MYTH: Big banks are only getting bigger and the industry is more concentrated than in 2008.
FACT: Forum members’ share of total assets has decreased in the past 10 years. That’s because while banks of all sizes have gotten bigger during the past decade, Forum member institutions have grown at a much slower pace than other financial institutions.
- We have a highly diverse banking system, with over 5,000 banks of different sizes. The banking industry is not concentrated, especially when compared to a wide range of other industries such as automobile manufacturing or telecommunications.
- To support our nation’s $20 trillion economy, which serves consumers and businesses each and every day, America must have banks of all sizes including large, well-capitalized global banks.
MYTH: Banks do not care about their consumers.
FACT: Banks exist to serve their customers, including consumers. And consumers overwhelmingly are happy with their banks.
- In a recent survey conducted by Morning Consult, 84 percent of the more than 2,000 people surveyed rated their bank “excellent,” “very good,” or “good.” And Forum member banks offer products and services that meet the needs of a variety of consumers. Bank of America, Citi, JPMorgan Chase, and Wells Fargo all have low-cost, low-fee, no-overdraft products certified by the Cities for Financial Empowerment Fund as meeting its standards for safe and appropriate bank products that help bring people into the financial mainstream.

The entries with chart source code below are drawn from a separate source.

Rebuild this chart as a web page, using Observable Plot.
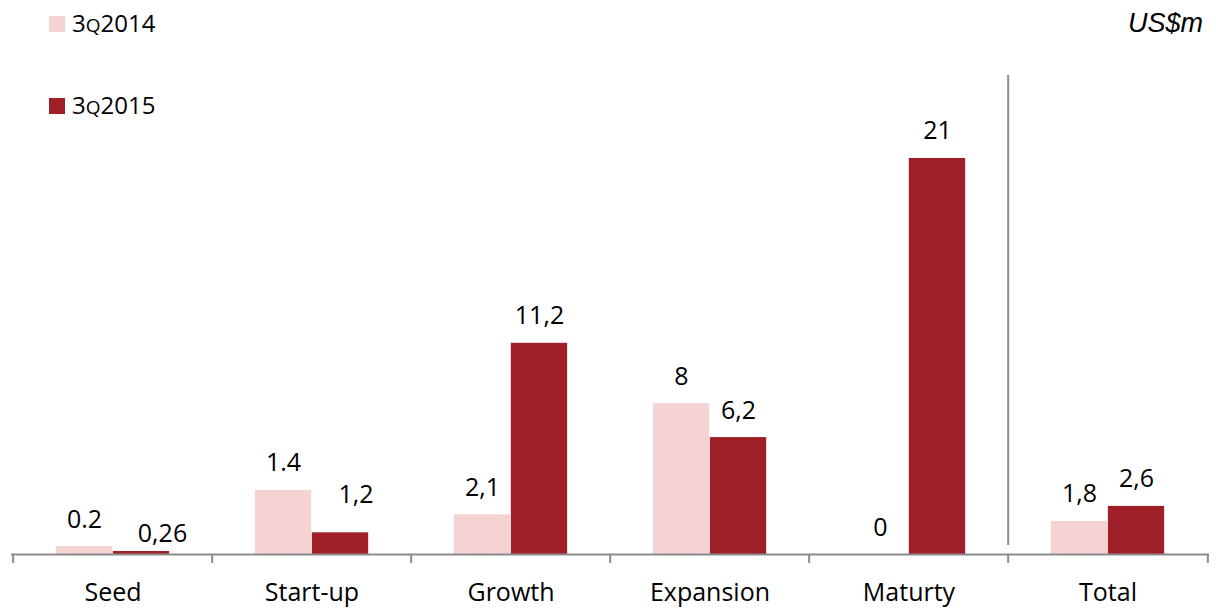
<!DOCTYPE html>
<html><head><meta charset="utf-8">
<script src="https://cdn.jsdelivr.net/npm/d3@7"></script>
<script src="https://cdn.jsdelivr.net/npm/@observablehq/plot@0.6"></script>
<style>
body{margin:0;background:#fff;}
#wrap{position:relative;width:1216px;height:608px;overflow:hidden;}
#wrap svg{display:block;}
.sw{position:absolute;left:49px;width:16px;height:16px;}
.lt{position:absolute;left:72px;font-family:"Open Sans",sans-serif;font-size:24px;line-height:24px;color:#000;white-space:nowrap;}
.lt .q{font-size:19px;}
#unit{position:absolute;right:13px;top:10px;font-family:"Liberation Sans",Arial,sans-serif;font-style:italic;font-size:27px;line-height:27px;color:#000;}
</style></head><body><div id="wrap"></div>
<script>
const categories = ["Seed", "Start-up", "Growth", "Expansion", "Maturty", "Total"];
const series = ["3Q2014", "3Q2015"];
const values2014 = [0.42, 3.4, 2.1, 8, 0, 1.75];
const values2015 = [0.16, 1.15, 11.2, 6.2, 21, 2.55];
const labels2014 = ["0.2", "1.4", "2,1", "8", "0", "1,8"];
const labels2015 = ["0,26", "1,2", "11,2", "6,2", "21", "2,6"];
const colors = ["#F5D3D3", "#9E1F27"];
const unitLabel = "US$m";

const rows2014 = categories.map((c, i) => ({category: c, series: series[0], value: values2014[i], label: labels2014[i]}));
const rows2015 = categories.map((c, i) => ({category: c, series: series[1], value: values2015[i], label: labels2015[i]}));

const W = 1216, H = 608, mL = 11, mR = 7;
const bw = (W - mL - mR) / categories.length;
const barW = 57;
const outer = bw / 2 - barW;
const gray = "#8c8c8c";
const font = "Open Sans";
const fs = 25;

// label placement tweaks for crowded small bars (as in the original)
const darkDx = {"Seed": 21, "Start-up": 15.5};
const darkDy = {"Seed": -9, "Start-up": -30};

const chart = Plot.plot({
  width: W, height: H,
  marginLeft: mL, marginRight: mR, marginTop: 75, marginBottom: 54,
  x: {type: "band", domain: categories, padding: 0, axis: null},
  y: {domain: [0, 25.4], axis: null},
  style: {fontFamily: font, background: "#fff"},
  marks: [
    Plot.barY(rows2014, {x: "category", y: "value", fill: colors[0], insetLeft: outer, insetRight: bw / 2}),
    Plot.barY(rows2015, {x: "category", y: "value", fill: colors[1], insetLeft: bw / 2, insetRight: outer}),
    Plot.ruleY([0], {stroke: gray, strokeWidth: 2}),
    Plot.axisX(categories, {tickSize: 9, dx: -bw / 2, stroke: gray, strokeWidth: 2, tickFormat: () => "", label: null}),
    Plot.axisX(["Total"], {tickSize: 9, dx: bw / 2, stroke: gray, strokeWidth: 2, tickFormat: () => "", label: null}),
    Plot.ruleX(["Total"], {x: d => d, dx: -bw / 2, insetBottom: 9, stroke: gray, strokeWidth: 2}),
    Plot.text(categories, {x: d => d, frameAnchor: "bottom", dy: 46, lineAnchor: "bottom", fontSize: fs, fill: "#000", fontFamily: font}),
    Plot.text(rows2014, {x: "category", y: "value", text: "label", dx: -barW / 2, lineAnchor: "bottom", dy: -19, fontSize: fs, fill: "#000", fontFamily: font}),
    Plot.text(rows2015.filter(d => !(d.category in darkDx)), {x: "category", y: "value", text: "label", dx: barW / 2, lineAnchor: "bottom", dy: -19, fontSize: fs, fill: "#000", fontFamily: font}),
    Plot.text(rows2015.filter(d => d.category === "Seed"), {x: "category", y: "value", text: "label", dx: barW / 2 + darkDx["Seed"], lineAnchor: "bottom", dy: darkDy["Seed"], fontSize: fs, fill: "#000", fontFamily: font}),
    Plot.text(rows2015.filter(d => d.category === "Start-up"), {x: "category", y: "value", text: "label", dx: barW / 2 + darkDx["Start-up"], lineAnchor: "bottom", dy: darkDy["Start-up"], fontSize: fs, fill: "#000", fontFamily: font})
  ]
});

const wrap = document.getElementById("wrap");
wrap.appendChild(chart);

// legend
series.forEach((s, i) => {
  const top = 16 + i * 82;
  const sw = document.createElement("div");
  sw.className = "sw";
  sw.style.top = top + "px";
  sw.style.background = colors[i];
  wrap.appendChild(sw);
  const t = document.createElement("div");
  t.className = "lt";
  t.style.top = (top - 5.3) + "px";
  const m = s.match(/^(\d)Q(\d+)$/);
  t.innerHTML = m ? `${m[1]}<span class="q">Q</span>${m[2]}` : s;
  wrap.appendChild(t);
});
const u = document.createElement("div");
u.id = "unit";
u.textContent = unitLabel;
wrap.appendChild(u);
</script>
</body></html>
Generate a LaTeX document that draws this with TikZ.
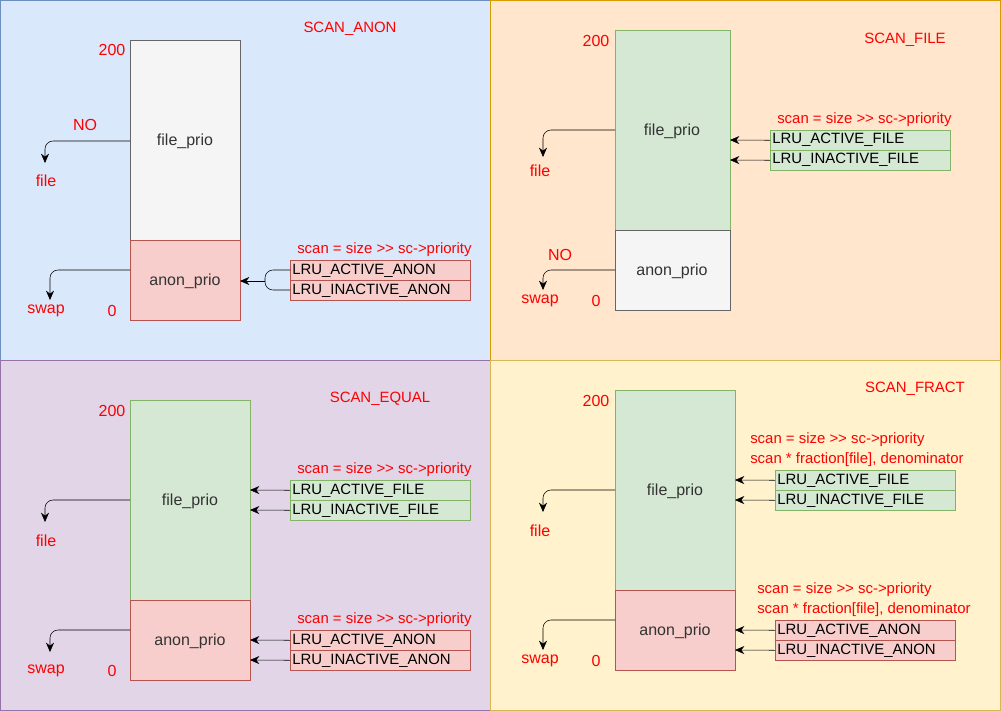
\documentclass[tikz,border=0pt]{standalone}
\usepackage{fontspec}
\setmainfont{Liberation Sans}
\usetikzlibrary{arrows.meta}
\definecolor{pb}{HTML}{DAE8FC}\definecolor{sb}{HTML}{6C8EBF}
\definecolor{po}{HTML}{FFE6CC}\definecolor{so}{HTML}{D79B00}
\definecolor{pp}{HTML}{E1D5E7}\definecolor{sp}{HTML}{9673A6}
\definecolor{py}{HTML}{FFF2CC}\definecolor{sy}{HTML}{D6B656}
\definecolor{gf}{HTML}{D5E8D4}\definecolor{gs}{HTML}{82B366}
\definecolor{rf}{HTML}{F8CECC}\definecolor{rs}{HTML}{B85450}
\definecolor{wf}{HTML}{F5F5F5}\definecolor{ws}{HTML}{666666}
\begin{document}
\begin{tikzpicture}[x=0.75pt,y=-0.75pt,font=\fontsize{11.2}{13}\selectfont,
 lbl/.style={text=red,inner sep=0},
 big/.style={text=red,inner sep=0,font=\fontsize{12}{14}\selectfont},
 bar/.style={font=\fontsize{12}{14}\selectfont,text=black!80},
 arr/.style={-{Stealth[length=7pt,width=6pt]},rounded corners=6pt},
 lru/.style={draw,anchor=north west,minimum width=135pt,minimum height=15pt,inner sep=1.5pt,text width=132pt,align=left}]
\useasboundingbox (0,0) rectangle (1001,711);
\fill[pb,draw=sb] (0.5,0.5) rectangle (490,360);
\fill[po,draw=so] (490,0.5) rectangle (1000.5,360);
\fill[pp,draw=sp] (0.5,360) rectangle (490,710.5);
\fill[py,draw=sy] (490,360) rectangle (1000.5,710.5);
% panel 1
\draw[ws,fill=wf] (130,40) rectangle (240,240); \node[bar] (f1) at (185,141) {file\_prio};
\draw[rs,fill=rf] (130,240) rectangle (240,320); \node[bar] (a1) at (185,281) {anon\_prio};
\node[lbl] at (350,29) {SCAN\_ANON};
\node[big] at (112,50) {200}; \node[big] at (112,311) {0};
\node[big] at (85,125) {NO};
\node[big] (fl1) at (46,181) {file}; \node[big] (sw1) at (46,311) {swap};
\draw[arr] (130,141) -- (45,141) -- (45,163);
\draw[arr] (130,270) -- (50,270) -- (50,300);
\node[lbl,anchor=west] at (297,250) {scan = size >{}> sc->priority};
\node[lru,draw=rs,fill=rf] (la1) at (290,260) {LRU\_ACTIVE\_ANON};
\node[lru,draw=rs,fill=rf] (li1) at (290,280) {LRU\_INACTIVE\_ANON};
\draw[rounded corners=6pt] (290,270) -- (265,270) -- (265,281);
\draw[rounded corners=6pt] (290,290) -- (265,290) -- (265,281);
\draw[arr] (265,281) -- (240,281);
% panel 2
\draw[gs,fill=gf] (615,30) rectangle (730,230); \node[bar] (f2) at (672,131) {file\_prio};
\draw[ws,fill=wf] (615,230) rectangle (730,310); \node[bar] (a2) at (672,271) {anon\_prio};
\node[lbl] at (905,40) {SCAN\_FILE};
\node[big] at (596,41) {200}; \node[big] at (596,301) {0};
\node[big] at (560,255) {NO};
\node[big] (fl2) at (540,171) {file}; \node[big] (sw2) at (540,301) {swap};
\draw[arr] (615,130) -- (543,130) -- (543,157);
\draw[arr] (615,270) -- (543,270) -- (543,290);
\node[lbl,anchor=west] at (777,120) {scan = size >{}> sc->priority};
\node[lru,draw=gs,fill=gf] (la2) at (770,130) {LRU\_ACTIVE\_FILE};
\node[lru,draw=gs,fill=gf] (li2) at (770,150) {LRU\_INACTIVE\_FILE};
\draw[arr] (la2.west) -- (730,140);
\draw[arr] (li2.west) -- (730,160);
% panel 3
\draw[gs,fill=gf] (130,400) rectangle (250,600); \node[bar] (f3) at (190,501) {file\_prio};
\draw[rs,fill=rf] (130,600) rectangle (250,680); \node[bar] (a3) at (190,641) {anon\_prio};
\node[lbl] at (380,399) {SCAN\_EQUAL};
\node[big] at (112,411) {200}; \node[big] at (112,671) {0};
\node[big] (fl3) at (46,541) {file}; \node[big] (sw3) at (46,671) {swap};
\draw[arr] (130,500) -- (45,500) -- (45,522);
\draw[arr] (130,630) -- (50,630) -- (50,652);
\node[lbl,anchor=west] at (297,470) {scan = size >{}> sc->priority};
\node[lru,draw=gs,fill=gf] (la3) at (290,480) {LRU\_ACTIVE\_FILE};
\node[lru,draw=gs,fill=gf] (li3) at (290,500) {LRU\_INACTIVE\_FILE};
\draw[arr] (la3.west) -- (250,490);
\draw[arr] (li3.west) -- (250,510);
\node[lbl,anchor=west] at (297,620) {scan = size >{}> sc->priority};
\node[lru,draw=rs,fill=rf] (lb3) at (290,630) {LRU\_ACTIVE\_ANON};
\node[lru,draw=rs,fill=rf] (lj3) at (290,650) {LRU\_INACTIVE\_ANON};
\draw[arr] (lb3.west) -- (250,640);
\draw[arr] (lj3.west) -- (250,660);
% panel 4
\draw[gs,fill=gf] (615,390) rectangle (735,590); \node[bar] (f4) at (675,491) {file\_prio};
\draw[rs,fill=rf] (615,590) rectangle (735,670); \node[bar] (a4) at (675,631) {anon\_prio};
\node[lbl] at (915,389) {SCAN\_FRACT};
\node[big] at (596,401) {200}; \node[big] at (596,661) {0};
\node[big] (fl4) at (540,531) {file}; \node[big] (sw4) at (540,661) {swap};
\draw[arr] (615,490) -- (543,490) -- (543,512);
\draw[arr] (615,620) -- (543,620) -- (543,650);
\node[lbl,anchor=west] at (750,440) {scan = size >{}> sc->priority};
\node[lbl,anchor=west] at (750,460) {scan * fraction[file], denominator};
\node[lru,draw=gs,fill=gf] (la4) at (775,470) {LRU\_ACTIVE\_FILE};
\node[lru,draw=gs,fill=gf] (li4) at (775,490) {LRU\_INACTIVE\_FILE};
\draw[arr] (la4.west) -- (735,480);
\draw[arr] (li4.west) -- (735,500);
\node[lbl,anchor=west] at (757,590) {scan = size >{}> sc->priority};
\node[lbl,anchor=west] at (757,610) {scan * fraction[file], denominator};
\node[lru,draw=rs,fill=rf] (lb4) at (775,620) {LRU\_ACTIVE\_ANON};
\node[lru,draw=rs,fill=rf] (lj4) at (775,640) {LRU\_INACTIVE\_ANON};
\draw[arr] (lb4.west) -- (735,630);
\draw[arr] (lj4.west) -- (735,650);
\end{tikzpicture}
\end{document}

The Financial Services Forum is an economic policy and advocacy organization whose members are the chief executive officers of the eight largest and most diversified financial institutions headquartered in the United States. Forum member institutions are a leading source of lending and investment in the United States and serve millions of consumers, businesses, investors, and communities throughout the country. The Forum promotes policies that support savings and investment, deep and liquid capital markets, a competitive global marketplace, and a sound financial system.